Cast iron is a class of iron–carbon alloys with a carbon content of more than 2%.[1] Its usefulness derives from its relatively low melting temperature. The alloy constituents affect its color when fractured; white cast iron has carbide impurities that allow cracks to pass straight through, grey cast iron has graphite flakes that deflect a passing crack and initiate countless new cracks as the material breaks and ductile cast iron has spherical graphite "nodules" which stop the crack from further progressing.
Cast iron tends to be brittle, except for malleable cast irons. With its relatively low melting point, good fluidity, castability, excellent machinability, and resistance to deformation and wear resistance, cast irons have become an engineering material with a wide range of applications and are used in pipes, machines, and automotive industry parts, such as cylinder heads, cylinder blocks, and gearbox cases. It is resistant to damage by oxidation but is notoriously difficult to weld.

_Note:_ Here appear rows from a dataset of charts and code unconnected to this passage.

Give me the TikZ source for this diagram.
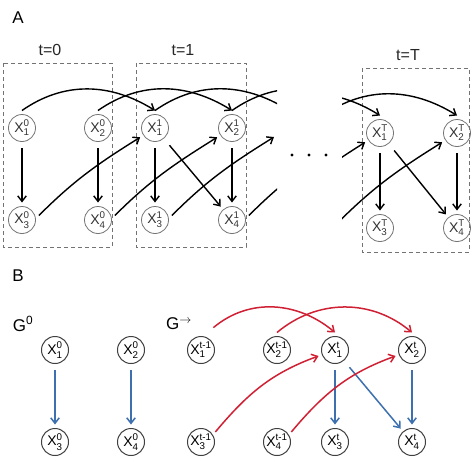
\documentclass[tikz,border=0pt]{standalone}
\usepackage{amsmath}
\usepackage{fontspec}
\setmainfont{Liberation Sans}
\usetikzlibrary{arrows.meta}

\definecolor{edgered}{RGB}{208,32,52}
\definecolor{edgeblue}{RGB}{62,112,176}
\newcommand{\xv}[2]{X$^{\text{#1}}_{\text{#2}}$}

\begin{document}
\begin{tikzpicture}[x=1pt,y=1pt,->,>={Straight Barb[length=5.5pt,width=8.5pt]},line width=1.4pt,
    var node/.style={circle,draw=gray!90!black,line width=0.8pt,text=black!80,minimum size=27pt,inner sep=0pt,outer sep=4pt,font=\fontsize{14}{14}\selectfont},
    net node/.style={var node,draw=black!75,line width=1pt,text=black},
    slice box/.style={-,draw=gray!90!black,line width=0.9pt,dash pattern=on 4pt off 3pt},
    title/.style={font=\fontsize{16}{16}\selectfont,text=black!85},
    panel/.style={font=\fontsize{17}{17}\selectfont},
    red edge/.style={draw=edgered,line width=1.5pt},
    blue edge/.style={draw=edgeblue,line width=1.5pt}]

  \useasboundingbox (0,0) rectangle (474,-467);

  % panel A
  \node[panel] (pa) at (18,-18) {A};
  \node[title] (t0) at (50,-50) {t=0};
  \node[title] (t1) at (183,-50) {t=1};
  \node[title] (tT) at (408,-55) {t=T};

  \draw[slice box] (3,-63) rectangle (112,-247);
  \draw[slice box] (136,-63) rectangle (246,-247);
  \draw[slice box] (362,-68) rectangle (469,-252);

  \node[var node] (a10) at (22,-128) {\xv{0}{1}};
  \node[var node] (a20) at (98,-128) {\xv{0}{2}};
  \node[var node] (a30) at (22,-220) {\xv{0}{3}};
  \node[var node] (a40) at (98,-220) {\xv{0}{4}};
  \node[var node] (a11) at (155,-128) {\xv{1}{1}};
  \node[var node] (a21) at (232,-128) {\xv{1}{2}};
  \node[var node] (a31) at (155,-220) {\xv{1}{3}};
  \node[var node] (a41) at (232,-220) {\xv{1}{4}};
  \node[var node] (a1T) at (380,-133) {\xv{T}{1}};
  \node[var node] (a2T) at (457,-133) {\xv{T}{2}};
  \node[var node] (a3T) at (380,-228) {\xv{T}{3}};
  \node[var node] (a4T) at (457,-228) {\xv{T}{4}};

  % ends of the edges that run into the gap
  \coordinate (n12) at (289,-110.5);
  \coordinate (n22) at (366,-110.5);
  \coordinate (w12) at (274,-137);
  \coordinate (w22) at (351,-137);
  \coordinate (n1T) at (246,-115.5);
  \coordinate (n2T) at (323,-115.5);
  \coordinate (w3T) at (263,-223.5);
  \coordinate (w4T) at (337,-223.5);

  \fill (292,-155) circle (1.6);
  \fill (309,-155) circle (1.6);
  \fill (326,-155) circle (1.6);

  \path (a10) edge [shorten <=2.5pt] (a30)
        (a20) edge [shorten <=2.5pt] (a40)
        (a11) edge [shorten <=2.5pt] (a31)
        (a21) edge [shorten <=2.5pt] (a41)
        (a11) edge [shorten <=5pt] (a41)
        (a1T) edge [shorten <=2.5pt] (a3T)
        (a2T) edge [shorten <=2.5pt] (a4T)
        (a1T) edge [shorten <=5pt] (a4T)
        (a10.north) edge [out=35,in=148] (a11.north)
        (a20.north) edge [out=35,in=148] (a21.north)
        (a30.15) edge [out=45,in=212] (a11)
        (a40.15) edge [out=45,in=212] (a21);

  \begin{scope}
    \clip (0,0) rectangle (277,-467);
    \path (a11.north) edge [out=35,in=148] (n12)
          (a21.north) edge [out=35,in=148] (n22)
          (a31.15) edge [out=45,in=212] (w12)
          (a41.15) edge [out=45,in=212] (w22);
  \end{scope}
  \begin{scope}
    \clip (342,0) rectangle (474,-467);
    \path (n1T) edge [out=35,in=148] (a1T.north)
          (n2T) edge [out=35,in=148] (a2T.north)
          (w3T) edge [out=45,in=212] (a1T)
          (w4T) edge [out=45,in=212] (a2T);
  \end{scope}

  % panel B
  \node[panel] (pb) at (18,-276) {B};
  \node[panel] (g0) at (23,-324) {G$^{\text{0}}$};
  \node[panel] (gt) at (179,-324) {G$^{\rightarrow}$};

  \node[net node] (b10) at (55,-350) {\xv{0}{1}};
  \node[net node] (b20) at (131,-350) {\xv{0}{2}};
  \node[net node] (b30) at (55,-442) {\xv{0}{3}};
  \node[net node] (b40) at (131,-442) {\xv{0}{4}};
  \node[net node] (c1p) at (201,-350) {\xv{t-1}{1}};
  \node[net node] (c2p) at (277,-350) {\xv{t-1}{2}};
  \node[net node] (c3p) at (201,-442) {\xv{t-1}{3}};
  \node[net node] (c4p) at (277,-442) {\xv{t-1}{4}};
  \node[net node] (c1) at (335,-350) {\xv{t}{1}};
  \node[net node] (c2) at (412,-350) {\xv{t}{2}};
  \node[net node] (c3) at (335,-442) {\xv{t}{3}};
  \node[net node] (c4) at (412,-442) {\xv{t}{4}};

  \path (b10) edge [blue edge,shorten <=2.5pt] (b30)
        (b20) edge [blue edge,shorten <=2.5pt] (b40)
        (c1) edge [blue edge,shorten <=2.5pt] (c3)
        (c2) edge [blue edge,shorten <=2.5pt] (c4)
        (c1) edge [blue edge,shorten <=5pt] (c4)
        ([yshift=10pt]c1p.north east) edge [red edge,out=40,in=140] (c1.north)
        (c2p.north) edge [red edge,out=40,in=140] (c2.north)
        (c3p.35) edge [red edge,out=50,in=200] (c1)
        (c4p.35) edge [red edge,out=50,in=200] (c2);

\end{tikzpicture}
\end{document}
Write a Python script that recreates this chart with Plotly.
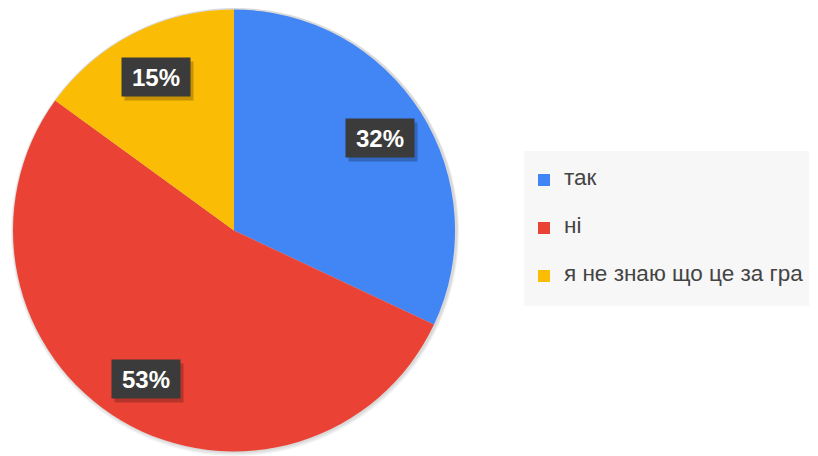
import math
import plotly.graph_objects as go

# дані
labels = ['так', 'ні', 'я не знаю що це за гра']
values = [32, 53, 15]
colors = ['#4285f4', '#ea4335', '#fbbc05']

# сторінка має відступ body 8px, тому фігура трохи менша і зміщена
OFF = 8
W, H = 818 - OFF, 456 - OFF
# геометрія круга (пікселі екрана -> пікселі фігури)
cx, cy, R = 234 - OFF, 230.5 - OFF, 221

fig = go.Figure()

# м'яка тінь навколо круга
for extra in [4.5, 3, 1.5]:
    r = R + extra
    fig.add_trace(go.Pie(
        values=[1], labels=[''], sort=False,
        marker=dict(colors=['rgba(0,0,0,0.05)']),
        domain=dict(x=[(cx - r + 1) / W, (cx + r + 1) / W],
                    y=[max(0, 1 - (cy + r) / H), min(1, 1 - (cy - r) / H)]),
        textinfo='none', hoverinfo='skip', showlegend=False,
    ))

# порожні рядки зверху і знизу дають відстань між пунктами легенди
legend_labels = [f' <br><span style="font-size:22.5px">{l}</span><br> ' for l in labels]

fig.add_trace(go.Pie(
    labels=legend_labels,
    values=values,
    sort=False,
    direction='clockwise',
    rotation=0,
    marker=dict(colors=colors, line=dict(width=0)),
    textinfo='none',
    hoverinfo='label+percent',
    domain=dict(x=[(cx - R) / W, (cx + R) / W],
                y=[1 - (cy + R) / H, 1 - (cy - R) / H]),
))

# підписи з відсотками у темних рамках
total = sum(values)
cum = 0
for v in values:
    mid = (cum + v / 2) / total * 2 * math.pi
    cum += v
    px = cx + 0.78 * R * math.sin(mid)
    py = cy - 0.78 * R * math.cos(mid)
    pct = f'{round(v / total * 100)}%'
    common = dict(xref='paper', yref='paper', x=px / W, y=1 - py / H,
                  showarrow=False, width=68, height=38, borderpad=0,
                  xanchor='center', yanchor='middle')
    fig.add_annotation(text='', bgcolor='rgba(0,0,0,0.22)', xshift=3, yshift=-4, **common)
    fig.add_annotation(text=f'<b>{pct}</b>', bgcolor='#3b3b3b',
                       font=dict(family='Arial, Liberation Sans', size=24, color='white'),
                       **common)

fig.update_layout(
    width=W, height=H,
    margin=dict(l=0, r=0, t=0, b=0, autoexpand=False),
    paper_bgcolor='white',
    plot_bgcolor='white',
    showlegend=True,
    legend=dict(
        x=(524 - OFF) / W, xanchor='left',
        y=1 - (151 - OFF) / H, yanchor='top',
        bgcolor='#f7f7f7',
        font=dict(family='Arial, Liberation Sans', size=11.54, color='#444444'),
        valign='middle',
        traceorder='normal',
    ),
)

fig.write_html("out.html")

The earliest cast-iron artifacts date to the 5th century BC, and were discovered by archaeologists in what is now Jiangsu, China. Cast iron was used in ancient China for warfare, agriculture, and architecture.[2] During the 15th century AD, cast iron became utilized for cannon in Burgundy, France, and in England during the Reformation. The amounts of cast iron used for cannons required large-scale production.[3] The first cast-iron bridge was built during the 1770s by Abraham Darby III and is known as the Iron Bridge in Shropshire, England. Cast iron was also used in the construction of buildings.